According to the Fundamental Theorem of Calculus, we evaluate the antiderivative at the upper limit and subtract its value at the lower limit.
$$ \left[\frac{u^4}{4}\right]_{\frac{\sqrt{2}}{2}}^{1} = \frac{(1)^4}{4} - \frac{\left(\frac{\sqrt{2}}{2}\right)^4}{4} $$

**step8** Simplifying the terms

Let's simplify each term:
The first term is $$\frac{(1)^4}{4} = \frac{1}{4}$$.
The second term involves evaluating $$\left(\frac{\sqrt{2}}{2}\right)^4$$.
$$\left(\frac{\sqrt{2}}{2}\right)^4 = \left(\frac{\sqrt{2}}{2} \times \frac{\sqrt{2}}{2}\right) \times \left(\frac{\sqrt{2}}{2} \times \frac{\sqrt{2}}{2}\right)$$
$$= \left(\frac{(\sqrt{2})^2}{2^2}\right) \times \left(\frac{(\sqrt{2})^2}{2^2}\right)$$
$$= \left(\frac{2}{4}\right) \times \left(\frac{2}{4}\right)$$
$$= \frac{1}{2} \times \frac{1}{2} = \frac{1}{4}$$.
So, the second term becomes $$\frac{\left(\frac{1}{4}\right)}{4} = \frac{1}{16}$$.

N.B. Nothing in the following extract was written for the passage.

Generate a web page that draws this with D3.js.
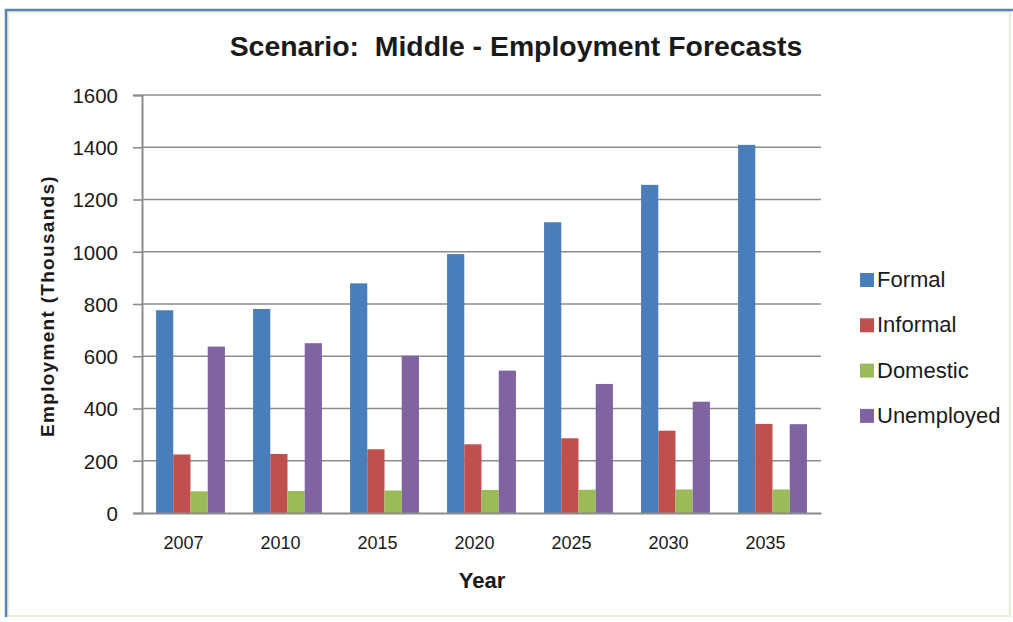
<!DOCTYPE html>
<html>
<head>
<meta charset="utf-8">
<script src="https://cdn.jsdelivr.net/npm/d3@7"></script>
<style>
  body { margin: 0; background: #fff; }
  text { font-family: "Liberation Sans", Arial, sans-serif; fill: #1a1a1a; }
</style>
</head>
<body>
<div id="chart"></div>
<script>
// chart data
const years = ["2007", "2010", "2015", "2020", "2025", "2030", "2035"];
const seriesNames = ["Formal", "Informal", "Domestic", "Unemployed"];
const formal = [776, 781, 879, 991, 1113, 1256, 1409];
const informal = [224, 226, 244, 263, 286, 315, 341];
const domestic = [83, 84, 86, 88, 89, 90, 90];
const unemployed = [637, 650, 602, 545, 494, 426, 340];
const yTicks = [0, 200, 400, 600, 800, 1000, 1200, 1400, 1600];
const colors = ["#4a7ebb", "#c0504d", "#9bbb59", "#8064a2"];

const seriesValues = [formal, informal, domestic, unemployed];

// define margins
let W = 1013, H = 622;
let margin = {top: 95, left: 142, right: 192, bottom: 109},
    width = W - margin.left - margin.right,
    height = H - margin.top - margin.bottom;

let svg = d3.select("#chart")
    .append("svg")
    .attr("width", W)
    .attr("height", H);

// outer frame
svg.append("rect")
    .attr("x", 8).attr("y", 12)
    .attr("width", 1002).attr("height", 604)
    .attr("fill", "#fff")
    .attr("stroke", "#e6f2d6")
    .attr("stroke-width", 2);
svg.append("path")
    .attr("d", "M6,617 V10 H1013")
    .attr("fill", "none")
    .attr("stroke", "#5a84b4")
    .attr("stroke-width", 2.5);

let g = svg.append("g")
    .attr("transform", "translate(" + margin.left + "," + margin.top + ")");

// scales
const x0 = d3.scaleBand()
    .domain(years)
    .range([0, width])
    .paddingInner(0.29)
    .paddingOuter(0.145);
const x1 = d3.scaleBand()
    .domain(seriesNames)
    .range([0, x0.bandwidth()]);
const y = d3.scaleLinear()
    .domain([0, 1600])
    .range([height, 0]);

// gridlines
g.append("g")
    .selectAll("line")
    .data(yTicks.filter(d => d > 0))
    .enter().append("line")
    .attr("x1", 0).attr("x2", width)
    .attr("y1", d => y(d)).attr("y2", d => y(d))
    .attr("stroke", "#8c8c8c")
    .attr("stroke-width", 1.6);

// y axis
let yAxis = g.append("g")
    .call(d3.axisLeft(y).tickValues(yTicks).tickFormat(d3.format("d")).tickSize(9).tickPadding(15));
yAxis.select(".domain").attr("stroke", "#8c8c8c").attr("stroke-width", 2);
yAxis.selectAll(".tick line").attr("stroke", "#8c8c8c").attr("stroke-width", 1.6);
yAxis.selectAll(".tick text")
    .style("font-size", "20.5px")
    .attr("dy", "0.36em")
    .attr("fill", "#1a1a1a");

// bars
g.append("g")
    .selectAll("g")
    .data(years)
    .enter().append("g")
    .attr("transform", d => "translate(" + x0(d) + ",0)")
    .selectAll("rect")
    .data((d, i) => seriesNames.map((s, k) => ({s: s, v: seriesValues[k][i], k: k})))
    .enter().append("rect")
    .attr("x", d => x1(d.s))
    .attr("y", d => y(d.v))
    .attr("width", x1.bandwidth())
    .attr("height", d => height - y(d.v))
    .attr("fill", d => colors[d.k]);

// x axis
let xAxis = g.append("g")
    .attr("transform", "translate(0," + height + ")")
    .call(d3.axisBottom(x0).tickSize(0).tickPadding(23));
xAxis.select(".domain").attr("stroke", "#8c8c8c").attr("stroke-width", 2);
xAxis.selectAll(".tick text")
    .style("font-size", "18px")
    .attr("dx", "-7")
    .attr("fill", "#1a1a1a");

// title
svg.append("text")
    .attr("x", 516)
    .attr("y", 56)
    .attr("text-anchor", "middle")
    .style("font-size", "28.4px")
    .style("font-weight", "bold")
    .style("white-space", "pre")
    .text("Scenario:  Middle - Employment Forecasts");

// axis titles
svg.append("text")
    .attr("transform", "translate(54,306) rotate(-90)")
    .attr("text-anchor", "middle")
    .style("font-size", "19px")
    .style("font-weight", "bold")
    .style("letter-spacing", "1.3px")
    .text("Employment (Thousands)");

svg.append("text")
    .attr("x", 482)
    .attr("y", 588)
    .attr("text-anchor", "middle")
    .style("font-size", "22px")
    .style("font-weight", "bold")
    .text("Year");

// legend
let legend = svg.append("g")
    .selectAll("g")
    .data(seriesNames)
    .enter().append("g")
    .attr("transform", (d, i) => "translate(860," + (280 + i * 45.3) + ")");
legend.append("rect")
    .attr("x", 0).attr("y", -7)
    .attr("width", 14).attr("height", 14)
    .attr("fill", (d, i) => colors[i]);
legend.append("text")
    .attr("x", 17)
    .attr("y", 7)
    .style("font-size", "22px")
    .text(d => d);
</script>
</body>
</html>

**step9** Performing the final subtraction

Now, substitute the simplified terms back into the expression from Step 7:
$$ = \frac{1}{4} - \frac{1}{16} $$
To subtract these fractions, we find a common denominator, which is 16.
$$\frac{1}{4}$$ can be written as $$\frac{1 \times 4}{4 \times 4} = \frac{4}{16}$$.
Now, subtract the fractions:
$$ = \frac{4}{16} - \frac{1}{16} = \frac{4-1}{16} = \frac{3}{16} $$.

**step10** Final Answer

The value of the definite integral $$\int _{\frac{\pi}{4}}^{\frac{\pi}{2}}\sin ^{3}\alpha \cos \alpha\ \d\alpha $$ is $$\frac{3}{16}$$. This result matches option A.